Over the last few years, flat spending has cut the deficit down from $1.4 trillion to $400 billion. That’s OK. But it’s not a permanent fix. And after the recent budget deal, the Committee for a Responsible Budget here to remind us that we are in temporary lull:
CBO now projects deficits more than tripling, from $439 billion in 2015 to $1.37 trillion by 2026, with trillion dollar deficits returning by 2022 – three years earlier than prior projections.
Debt held by the public, meanwhile, will grow by over $10 trillion from $13.1 trillion at the end of 2015 to $23.8 trillion by 2026. As a share of Gross Domestic Product (GDP), debt will grow from 74 percent of GDP in 2015 – already twice its pre-recession levels – to 86 percent of GDP in 2026. By comparison, August projections showed debt on track to reach roughly 77 percent of GDP, or $21 trillion, by 2025….
The largest driver of this difference is legislation changes, especially the $855 billion tax extenders and omnibus spending package. Total legislative changes appear somewhat lower, driven by gimmicks and baseline quirks surrounding the $70 billion highway bill and the Bipartisan Budget Act. The remaining difference is from a combination of economic and technical factors, especially driven by lower projected economic growth….
CBO shows a worse debt picture than before both because of lawmakers’ own doing and other factors. It is clear now that deficits will no longer be in decline as they have been for the past five years, and debt will continue to increase from near-record high levels. The complacency that lawmakers have shown about debt over the past few years must end so they can address the troublesome trajectory of deficits and debt.
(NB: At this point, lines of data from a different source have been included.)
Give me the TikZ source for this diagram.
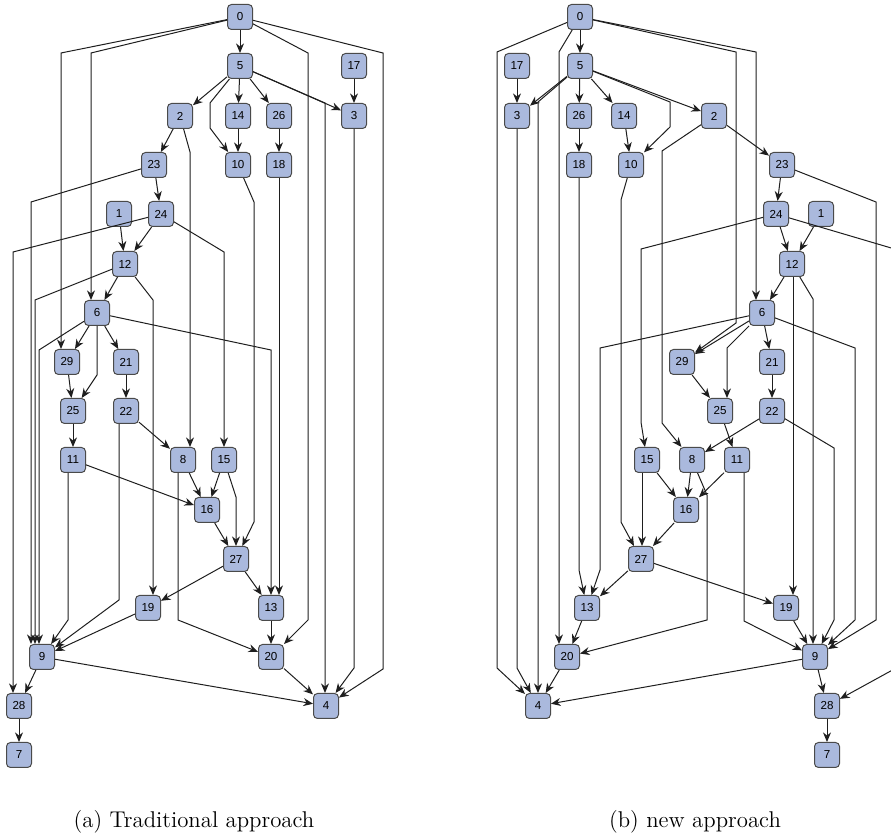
\documentclass[tikz,border=0pt]{standalone}
\usepackage{fontspec}
\newfontfamily\labelfont{Liberation Sans}
\usetikzlibrary{arrows.meta}
\definecolor{NodeFill}{HTML}{AAB9DD}
\definecolor{NodeEdge}{HTML}{4A4A4A}
\definecolor{Wire}{HTML}{1E1E1E}

\begin{document}
\begin{tikzpicture}[x=0.5pt,y=-0.5pt,
      task/.style={rounded corners=2pt,draw=NodeEdge,fill=NodeFill,line width=0.5pt,
                   minimum size=12.5pt,inner sep=0pt,
                   font=\labelfont\fontsize{5.8}{7}\selectfont},
      dep/.style={-{Stealth[length=4.8pt,width=4pt]},draw=Wire,line width=0.5pt},
      caption/.style={font=\fontsize{11.4}{13}\selectfont}]
    \useasboundingbox (0,0) rectangle (891,839);
    \clip (0,0) rectangle (891,839);

    % (a) traditional schedule
    \foreach \n/\x/\y in {0/240/17,5/240/66,17/354/66,2/180/116,14/238/116,
        26/279/116,3/354/116,23/154/165,10/238/165,18/279/165,1/119/214,
        24/161/214,12/125/264,6/97/313,29/67/362,21/126/362,25/73/411,
        22/126/411,11/73/460,8/183/460,15/224/460,16/207/510,27/236/559,
        19/148/608,13/271/608,9/42/657,20/271/657,28/19/706,4/326/706,7/19/755}{%
      \node[task] (a\n) at (\x,\y) {\n};
    }
    \foreach \s/\t in {0/5,5/2,5/14,5/26,5/3,17/3,2/23,14/10,26/18,23/24,1/12,
        24/12,12/6,6/29,6/21,29/25,21/22,25/11,22/8,11/16,8/16,15/16,16/27,
        27/19,27/13,19/9,13/20,9/28,9/4,20/4,28/7}{%
      \draw[dep] (a\s) -- (a\t);
    }
    \draw[dep] (a0) -- (61,53) -- (a29.north -| 61,0);
    \draw[dep] (a0) -- (91,53) -- (a6.north -| 91,0);
    \draw[dep] (a0) -- (308,53) -- (308,620) -- (a20);
    \draw[dep] (a0) -- (383,53) -- (383,669) -- (a4);
    \draw[dep] (a5) -- (210,103) -- (210,128) -- (a10);
    \draw[dep] (a5) -- (325,103) -- (a4.north -| 325,0);
    \draw[dep] (a2) -- (190,152) -- (a8.north -| 190,0);
    \draw[dep] (a10) -- (254,202) -- (254,522) -- (a27);
    \draw[dep] (a18) -- (a13.north -| a18);
    \draw[dep] (a3) -- (354,668) -- (a4);
    \draw[dep] (a23) -- (31,202) -- (a9.north -| 31,0);
    \draw[dep] (a24) -- (13,252) -- (a28.north -| 13,0);
    \draw[dep] (a24) -- (224,252) -- (a15);
    \draw[dep] (a12) -- (35,300) -- (a9.north -| 35,0);
    \draw[dep] (a12) -- (153,300) -- (a19.north -| 153,0);
    \draw[dep] (a6) -- (39,350) -- (a9.north -| 39,0);
    \draw[dep] (a6) -- (97,375) -- (a25);
    \draw[dep] (a6) -- (271,350) -- (a13);
    \draw[dep] (a22.south -| 119,0) -- (119,600) -- (a9);
    \draw[dep] (a11.south -| 68,0) -- (68,620) -- (a9);
    \draw[dep] (a8.south -| 178,0) -- (178,620) -- (a20);
    \draw[dep] (a15) -- (236,497) -- (a27);
    \node[caption] (capA) at (194,822) {(a) Traditional approach};

    % (b) new schedule
    \foreach \n/\x/\y in {0/580/17,17/517/66,5/580/66,3/517/116,26/579/116,
        14/624/116,2/714/116,18/579/165,10/631/165,23/782/165,24/776/214,
        1/821/214,12/792/264,6/762/313,29/682/362,21/772/362,25/720/411,
        22/772/411,15/647/460,8/692/460,11/737/460,16/686/510,27/641/559,
        13/587/608,19/786/608,20/567/657,9/815/657,4/538/706,28/827/706,7/827/755}{%
      \node[task] (b\n) at (\x,\y) {\n};
    }
    \foreach \s/\t in {0/5,17/3,5/3,5/26,5/14,5/2,26/18,14/10,2/23,23/24,24/12,
        1/12,12/6,6/29,6/21,29/25,21/22,25/11,22/8,15/16,8/16,11/16,16/27,
        27/13,27/19,13/20,19/9,9/4,9/28,20/4,28/7}{%
      \draw[dep] (b\s) -- (b\t);
    }
    \draw[dep] (b0) -- (497,52) -- (497,668) -- (b4);
    \draw[dep] (b0) -- (559,52) -- (b20.north -| 559,0);
    \draw[dep] (b0) -- (736,52) -- (736,323) -- (b29);
    \draw[dep] (b0) -- (756,52) -- (b6.north -| 756,0);
    \draw[dep] (b5) -- (538,102) -- (b4.north -| 538,0);
    \draw[dep] (b5) -- (670,102) -- (670,127) -- (b10);
    \draw[dep] (b3) -- (517,668) -- (b4);
    \draw[dep] (b18) -- (579,570) -- (b13);
    \draw[dep] (b10) -- (621,200) -- (621,522) -- (b27);
    \draw[dep] (b2) -- (662,151) -- (662,423) -- (b8);
    \draw[dep] (b23) -- (876,202) -- (876,620) -- (b9);
    \draw[dep] (b24) -- (641,249) -- (641,422) -- (b15);
    \draw[dep] (b24) -- (898,250) -- (898,667) -- (b28);
    \draw[dep] (b12.south -| 793,0) -- (b19.north -| 793,0);
    \draw[dep] (b12) -- (813,299) -- (b9.north -| 813,0);
    \draw[dep] (b6) -- (600,348) -- (600,570) -- (b13);
    \draw[dep] (b6) -- (727,348) -- (b25.north -| 727,0);
    \draw[dep] (b6) -- (855,348) -- (855,620) -- (b9);
    \draw[dep] (b22) -- (834,448) -- (834,620) -- (b9);
    \draw[dep] (b8) -- (707,495) -- (707,620) -- (b20);
    \draw[dep] (b11.south -| 744,0) -- (744,621) -- (b9);
    \draw[dep] (b15.south -| 642,0) -- (b27.north -| 642,0);
    \node[caption] (capB) at (695,822) {(b) new approach};
\end{tikzpicture}
\end{document}
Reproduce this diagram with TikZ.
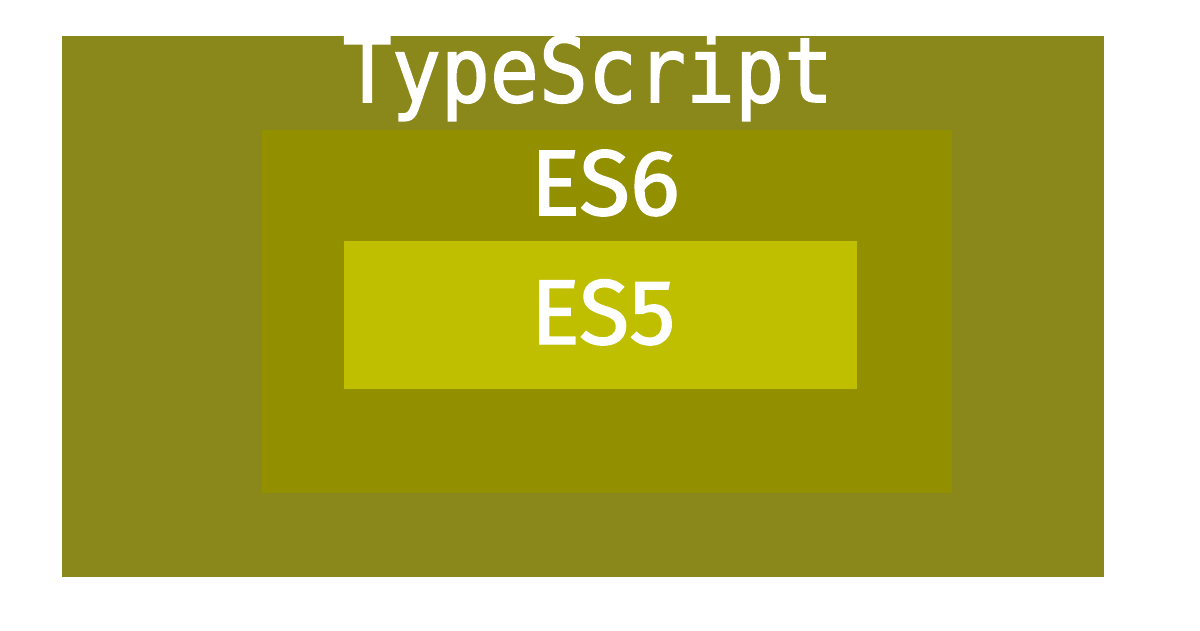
\documentclass[tikz,border=0pt]{standalone}
\usepackage{fontspec}
\setmainfont{Fira Sans}
\newfontfamily\esfont[FakeBold=1.6]{Fira Sans}
\newfontfamily\codefont[FakeBold=1.8]{DejaVu Sans Mono}
\definecolor{outerc}{RGB}{138,135,27}
\definecolor{midc}{RGB}{147,144,0}
\definecolor{innerc}{RGB}{191,191,0}
\begin{document}
\begin{tikzpicture}[x=1pt,y=-1pt,
  lbl/.style={text=white,inner sep=0pt,anchor=base}]
\useasboundingbox (0,0) rectangle (1200,630);
\fill[white] (0,0) rectangle (1200,630);
\fill[outerc] (62,36) rectangle (1104,577);
\fill[midc] (262,130) rectangle (952,493);
\fill[innerc] (344,241) rectangle (857,389);
\node[lbl] (ts) at (588,102) {\scalebox{0.905}[1]{\codefont\fontsize{90}{90}\selectfont TypeScript}};
\node[lbl] (es6) at (605,215) {\esfont\fontsize{93}{93}\selectfont ES6};
\node[lbl] (es5) at (603,344) {\esfont\fontsize{92}{92}\selectfont ES5};
\end{tikzpicture}
\end{document}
Now, to be fair, the CBO projects from baseline budgeting. And the worsening of the debt picture is mainly because the budget deal made tax breaks permanent rather than pretend they would expire every year. Still, that’s a grim picture.
The good news is that it is not an unsolvable problem. Returning to the flat spending levels we had for five years would dramatically cut into that debt — each new dollar spent is compounded by baseline budgeting that grows that dollar into two within a decade. A 1986-style tax overhaul that increased revenue will cutting the deadweight loss of the tax system would also help. Obamacare is driving some of the deficit — the system was designed to “balance” over the first ten years but start steering into a ditch very soon (a really a very big ditch). The main priority, of course, has to be entitlement reform.
So surely our two parties are addressing this problem, right?
Party A is now experiencing a huge surge at the polls from a man who wants to add trillions in new healthcare spending, hundreds of billions in “free” college and hundreds of billions in “jobs spending”. His opponent, now panicking because her second inevitable coronation is threatened, is rapidly moving left, promising even MORE spending. The debate among the Democrats is not about whether the federal government should provide “free” college. It’s about whether rich kids should or should not be included in that largesse.
Party B, however, is not much better. They are talking about big tax cuts combined with huge increases in military spending. Rand Paul, at one of the debates, called the other Republican candidates out on their deficit-busting tax-cut-and-spend plans. He’s now polling too low to even be invited to the debates. Their frontrunner … well, who knows what the hell Trump is saying this week.
This is one of the biggest reasons to be dubious of electing a Republican President while the GOP has Congress. Or, contrarily, the biggest reason to maintain a Republican Congress if a Democrat takes the White House*. Historically, the only way we’ve kept spending under control is to have the first two branches of government in different hands. With another budget apocalypse looming, can we trust the GOP with total control of the pursestrings again?**
(*There are other reasons to want a Republican in the White House: foreign policy, SCOTUS appointments etc.)
(**And before we get into “BUT DEMOCRATS!”, here are the annual budget increases for the last five combinations of President and Congress:
Clinton and Republicans (1995-2001): 3% per year
Bush and Republicans (2002-2007): 7% per year
Bush and Democrats (2008-2009): 9% per year
Obama and Democrats (2010-2011): 5% per year
Obama and Republicans (2011-present) : 0% per year
That last one will go up with the 2016 budget. But not by much.)